#### [SET PROBLEM]
From the listing below, pick out each line with the word "matplotlib".

#### [RECORDED INFORMATION]
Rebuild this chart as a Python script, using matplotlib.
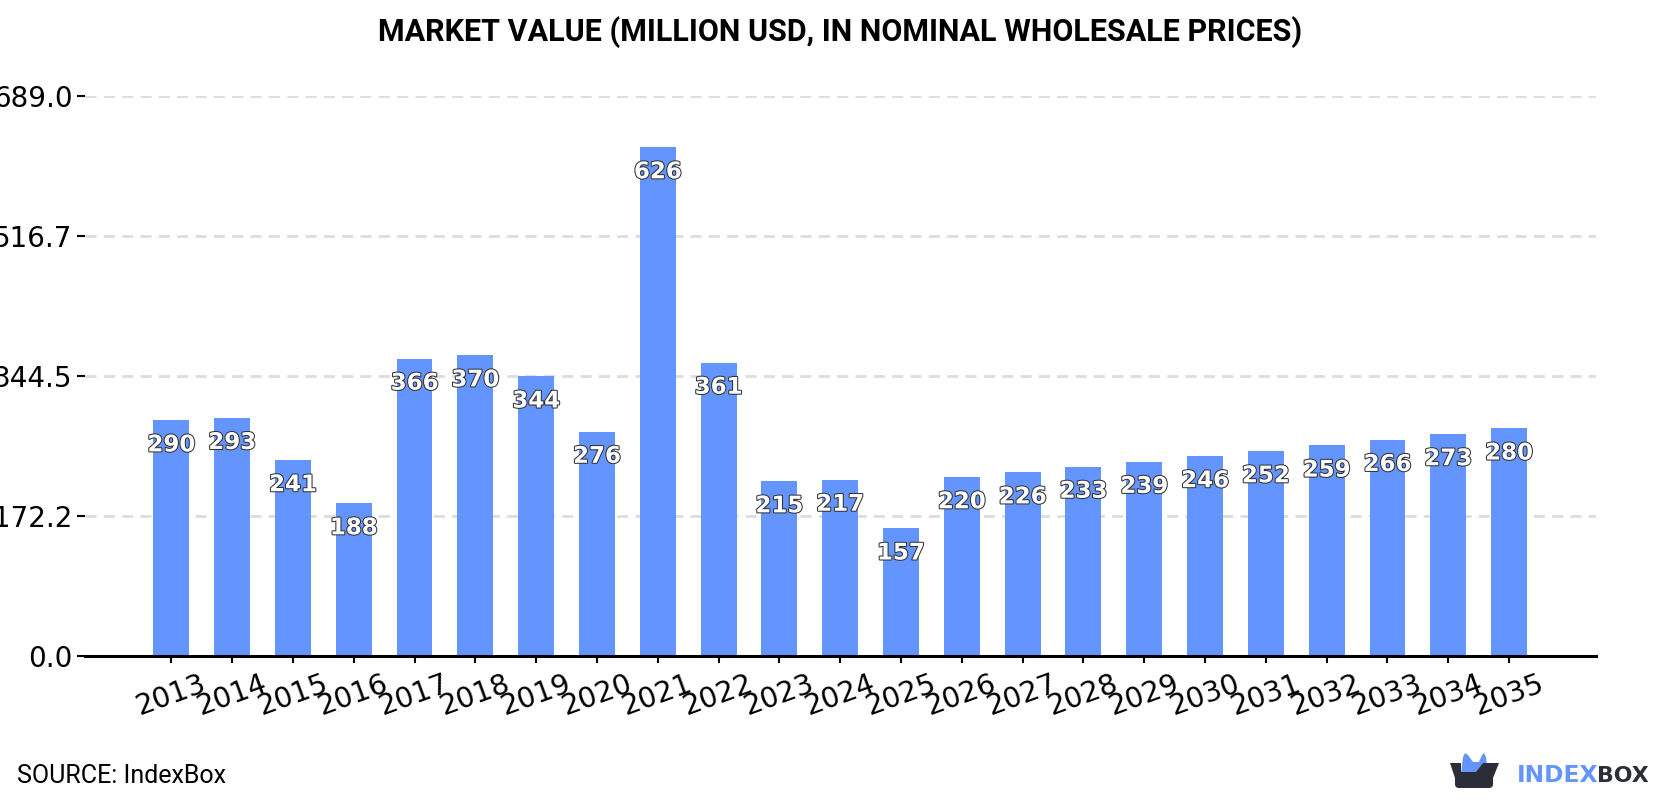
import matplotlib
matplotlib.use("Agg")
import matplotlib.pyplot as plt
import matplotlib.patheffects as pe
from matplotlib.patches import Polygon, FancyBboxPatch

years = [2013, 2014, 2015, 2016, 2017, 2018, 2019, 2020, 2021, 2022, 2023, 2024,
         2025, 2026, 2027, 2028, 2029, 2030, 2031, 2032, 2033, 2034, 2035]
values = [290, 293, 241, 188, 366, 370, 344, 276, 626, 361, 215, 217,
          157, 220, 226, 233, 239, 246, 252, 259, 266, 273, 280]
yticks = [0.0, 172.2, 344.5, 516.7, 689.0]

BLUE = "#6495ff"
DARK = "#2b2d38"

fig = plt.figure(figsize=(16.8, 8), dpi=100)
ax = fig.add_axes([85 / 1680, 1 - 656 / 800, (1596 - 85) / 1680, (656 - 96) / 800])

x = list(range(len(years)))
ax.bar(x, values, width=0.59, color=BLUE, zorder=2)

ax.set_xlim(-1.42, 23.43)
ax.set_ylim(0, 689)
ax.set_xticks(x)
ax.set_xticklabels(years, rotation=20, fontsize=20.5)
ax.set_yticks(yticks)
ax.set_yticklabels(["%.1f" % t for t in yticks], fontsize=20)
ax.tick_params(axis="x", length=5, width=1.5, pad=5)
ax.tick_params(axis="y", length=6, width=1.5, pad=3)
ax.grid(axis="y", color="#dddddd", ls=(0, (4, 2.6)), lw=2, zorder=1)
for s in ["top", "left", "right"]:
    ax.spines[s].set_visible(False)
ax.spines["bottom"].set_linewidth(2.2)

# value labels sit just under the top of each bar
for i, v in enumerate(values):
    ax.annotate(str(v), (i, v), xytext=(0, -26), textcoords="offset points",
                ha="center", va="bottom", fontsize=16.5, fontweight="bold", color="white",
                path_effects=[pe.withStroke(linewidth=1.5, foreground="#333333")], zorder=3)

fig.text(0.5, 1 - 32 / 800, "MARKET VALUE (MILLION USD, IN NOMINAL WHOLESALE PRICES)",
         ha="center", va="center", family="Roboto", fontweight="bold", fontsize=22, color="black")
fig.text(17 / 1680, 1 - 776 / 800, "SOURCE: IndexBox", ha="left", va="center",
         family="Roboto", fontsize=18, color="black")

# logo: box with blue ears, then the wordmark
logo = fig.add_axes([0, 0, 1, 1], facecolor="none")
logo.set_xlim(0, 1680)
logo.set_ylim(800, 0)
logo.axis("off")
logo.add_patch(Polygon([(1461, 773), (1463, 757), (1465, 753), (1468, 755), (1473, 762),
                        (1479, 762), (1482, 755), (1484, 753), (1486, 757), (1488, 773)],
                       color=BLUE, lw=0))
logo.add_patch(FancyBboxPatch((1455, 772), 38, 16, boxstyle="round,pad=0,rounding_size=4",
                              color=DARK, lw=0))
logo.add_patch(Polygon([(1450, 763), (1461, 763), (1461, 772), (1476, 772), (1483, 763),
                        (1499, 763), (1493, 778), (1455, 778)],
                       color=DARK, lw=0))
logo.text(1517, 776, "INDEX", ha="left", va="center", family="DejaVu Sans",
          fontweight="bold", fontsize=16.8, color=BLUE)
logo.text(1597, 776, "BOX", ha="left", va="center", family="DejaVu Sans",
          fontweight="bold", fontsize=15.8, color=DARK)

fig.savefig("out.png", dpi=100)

#### [EXPECTED ANSWER]
Rebuild this chart as a Python script, using matplotlib.
import matplotlib
matplotlib.use("Agg")
import matplotlib.pyplot as plt
import matplotlib.patheffects as pe
from matplotlib.patches import Polygon, FancyBboxPatch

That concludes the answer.